You're right, the unmeasured wealth of a cleaner environment is huge. Allow me a single example. Here in Kansas City, the Kansas River flows into the Missouri River draining a huge watershed. For nearly 100 years the slaughter houses of the "East Bottoms" in KSMO discharged with no treatment into the two rivers. KCMO and KCK had no treatment of municipal waste. The Missouri river was foul and had fish kills.

In the 70s and 80s treatment was brought online. I came on board in '88 and have contributed to the rest of the work. Last fall we celebrated the 50th anniversary of the Clean Water Act at Kaw Point, where the two rivers meet. Now a park. We showed a picture of the site from the Nov. 1971 issue of National Geographic. Yep, that is blood, floating fat, and a cow carcass.

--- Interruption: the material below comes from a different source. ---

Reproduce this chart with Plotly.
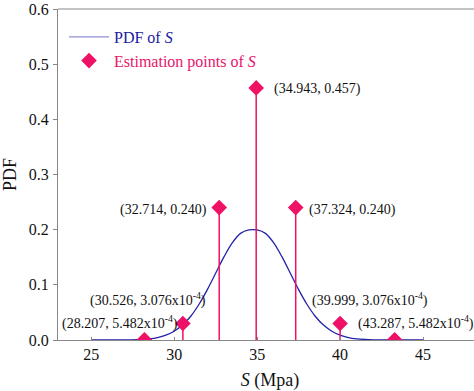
import plotly.graph_objects as go

# PDF curve
pdf_x = [25, 25.5, 26, 26.5, 27, 27.5, 28, 28.5, 29, 29.5, 30, 30.5, 31, 31.5, 32, 32.5, 33, 33.5, 34, 34.5,
         35, 35.5, 36, 36.5, 37, 37.5, 38, 38.5, 39, 39.5, 40, 40.5, 41, 41.5, 42, 42.5, 43, 43.5, 44, 44.5, 45]
pdf_y = [0.0000, 0.0000, 0.0001, 0.0001, 0.0002, 0.0004, 0.0010, 0.0022, 0.0045, 0.0088, 0.0159, 0.0270,
         0.0431, 0.0648, 0.0913, 0.1210, 0.1506, 0.1760, 0.1933, 0.1995,
         0.1995, 0.1933, 0.1760, 0.1506, 0.1210, 0.0913, 0.0648, 0.0431, 0.0270, 0.0159, 0.0088,
         0.0045, 0.0022, 0.0010, 0.0004, 0.0002, 0.0001, 0.0001, 0.0000, 0.0000, 0.0000]

# Estimation points
est_x = [28.207, 30.526, 32.714, 34.943, 37.324, 39.999, 43.287]
est_y = [0.0005, 0.030, 0.240, 0.457, 0.240, 0.030, 0.0005]
est_labels = ["(28.207, 5.482x10<sup>-4</sup>)", "(30.526, 3.076x10<sup>-4</sup>)", "(32.714, 0.240)",
              "(34.943, 0.457)", "(37.324, 0.240)", "(39.999, 3.076x10<sup>-4</sup>)",
              "(43.287, 5.482x10<sup>-4</sup>)"]

x_ticks = [25, 30, 35, 40, 45]
y_ticks = [0.0, 0.1, 0.2, 0.3, 0.4, 0.5, 0.6]

BLUE = "#2222aa"
PINK = "#ee1166"
AXIS = "#888888"
FONT = "Liberation Serif"

fig = go.Figure()
fig.add_trace(go.Scatter(x=pdf_x, y=pdf_y, mode="lines", line=dict(color=BLUE, width=1.3, shape="spline"),
                         showlegend=False))
fig.add_trace(go.Scatter(x=[None], y=[None], mode="lines", line=dict(color="#8f8fd6", width=1.2),
                         name="<span style='color:#1a1aa6'>PDF of <i>S</i></span>"))
fig.add_trace(go.Scatter(x=est_x, y=est_y, mode="markers",
                         marker=dict(symbol="diamond", size=12, color=PINK),
                         error_y=dict(type="data", symmetric=False, array=[0] * len(est_y),
                                      arrayminus=est_y, width=0, thickness=1.5, color=PINK),
                         name="<span style='color:#e8146a'>Estimation points of <i>S</i></span>"))

offsets = [("center", -24, 17), ("right", 25, 24), ("right", -10, -2), ("left", 16, -1),
           ("left", 11, -2), ("left", -30, 24), ("left", -39, 17)]
for xv, yv, lab, (anc, dx, dy) in zip(est_x, est_y, est_labels, offsets):
    fig.add_annotation(x=xv, y=yv, text=lab, showarrow=False, xanchor=anc, yanchor="middle",
                       xshift=dx, yshift=dy, font=dict(family=FONT, size=14, color="#111"))

# top frame line
fig.add_shape(type="line", xref="paper", yref="paper", x0=0, x1=1, y0=1, y1=1,
              line=dict(color=AXIS, width=1))

# plot area runs past the right edge of the window (cropped like the reference)
fig.update_layout(
    width=482, height=391,
    margin=dict(l=58, r=0, t=9, b=51),
    paper_bgcolor="white", plot_bgcolor="white",
    font=dict(family=FONT, size=16, color="#111"),
    legend=dict(x=0.0142, y=0.967, xanchor="left", yanchor="top", bgcolor="rgba(0,0,0,0)",
                font=dict(family=FONT, size=16), itemwidth=40, tracegroupgap=2),
    xaxis=dict(range=[23, 48.55], tickvals=x_ticks, showgrid=False, zeroline=False,
               showline=True, linecolor=AXIS, linewidth=1, mirror=False,
               ticks="inside", ticklen=3, tickcolor=AXIS, automargin=False,
               title=dict(text="<i>S</i> (Mpa)", font=dict(size=18), standoff=15),
               tickfont=dict(size=16)),
    yaxis=dict(range=[0, 0.6], tickvals=y_ticks, tickformat=".1f", showgrid=False, zeroline=False,
               showline=True, linecolor=AXIS, linewidth=1, automargin=False, mirror=False,
               ticks="outside", ticklen=4, tickcolor=AXIS, ticklabelstandoff=1,
               title=dict(text="PDF", font=dict(size=18), standoff=14),
               tickfont=dict(size=16)),
)

fig.write_html("out.html", config={"displayModeBar": False},
               post_script="document.body.style.margin='0px';document.body.style.overflow='hidden';"
                           "document.documentElement.style.overflow='hidden';")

For the past 15 years I have worked in a 340 mile kayak race (MR340) that starts at the point. We are up to 450 boats now and thousands participate. KCMO is now building apartments and a huge women's soccer stadium on the riverfront. None of that would have been considered before."


Thank you, J.D. for the striking example. Somehow I doubt there would hundreds of kayakers and spectators anxious to participate in the Dead Carcass and Putrid Offal Regatta, nor many buyers for the Stench of Offal Condominiums.

What's more valuable in the long run? Putrid offal in the river to boost private "profits" by offloading costs onto the public commons, or a clean river? In the long run, the clean river is more valuable by any measure.